In 1998, Amex launched the Blue credit card, targeted at young adults, in the UK after testing it in other countries. The card had a smart chip and users were encouraged to pay bills and get information via the company website. It launched in the US in 1999. A television media campaign for Blue adopted the 1979 UK Synthpop hit "Cars" by Gary Numan as its theme music.
In 1999, American Express introduced the high-fee Centurion Card, often referred to as the "black card," which caters to an even more affluent customer segment. The card was initially available only to select users of the Platinum card. American Express created the card line amid rumors and urban legends in the 1980s that it produced an ultra-exclusive black card for elite users who could purchase anything with it.
In December 2000, American Express agreed to acquire the $226 million credit card portfolio of Bank of Hawaii, then a division of Pacific Century Financial Corporation In January 2006, American Express sold its Bank of Hawaii card portfolio to Bank of America (MBNA).

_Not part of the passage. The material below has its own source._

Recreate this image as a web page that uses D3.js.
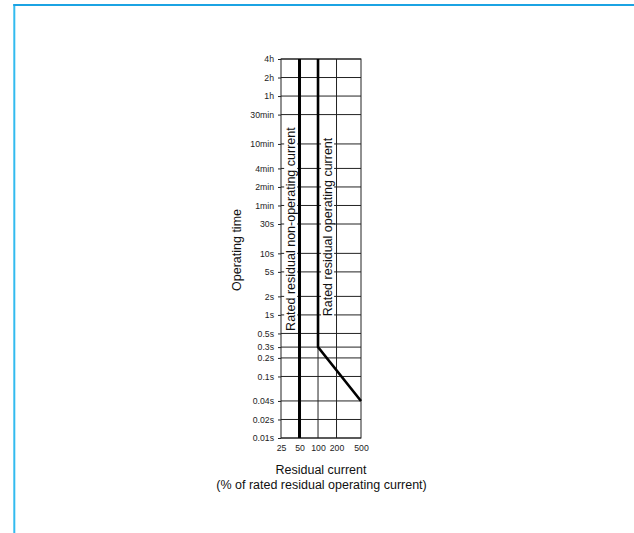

Until 2004, Visa and Mastercard rules prohibited issuers of their cards from issuing American Express cards in the United States. This meant, as a practical matter, that U.S. banks could not issue American Express cards. These rules were struck down as a result of antitrust litigation brought by the United States Department of Justice. In January 2004, American Express reached a deal to have its cards issued by MBNA. Initially decried by Mastercard executives as nothing but an "experiment", the cards were issued beginning in October 2004. An agreement was reached regarding the acquisition of MBNA by Bank of America whereby Bank of America owned the customer loans and American Express processed the transactions. American Express dismissed Bank of America from its antitrust litigation against Visa, Mastercard, and other banks. The first card from the partnership, the Bank of America Rewards American Express card, was released on June 30, 2006.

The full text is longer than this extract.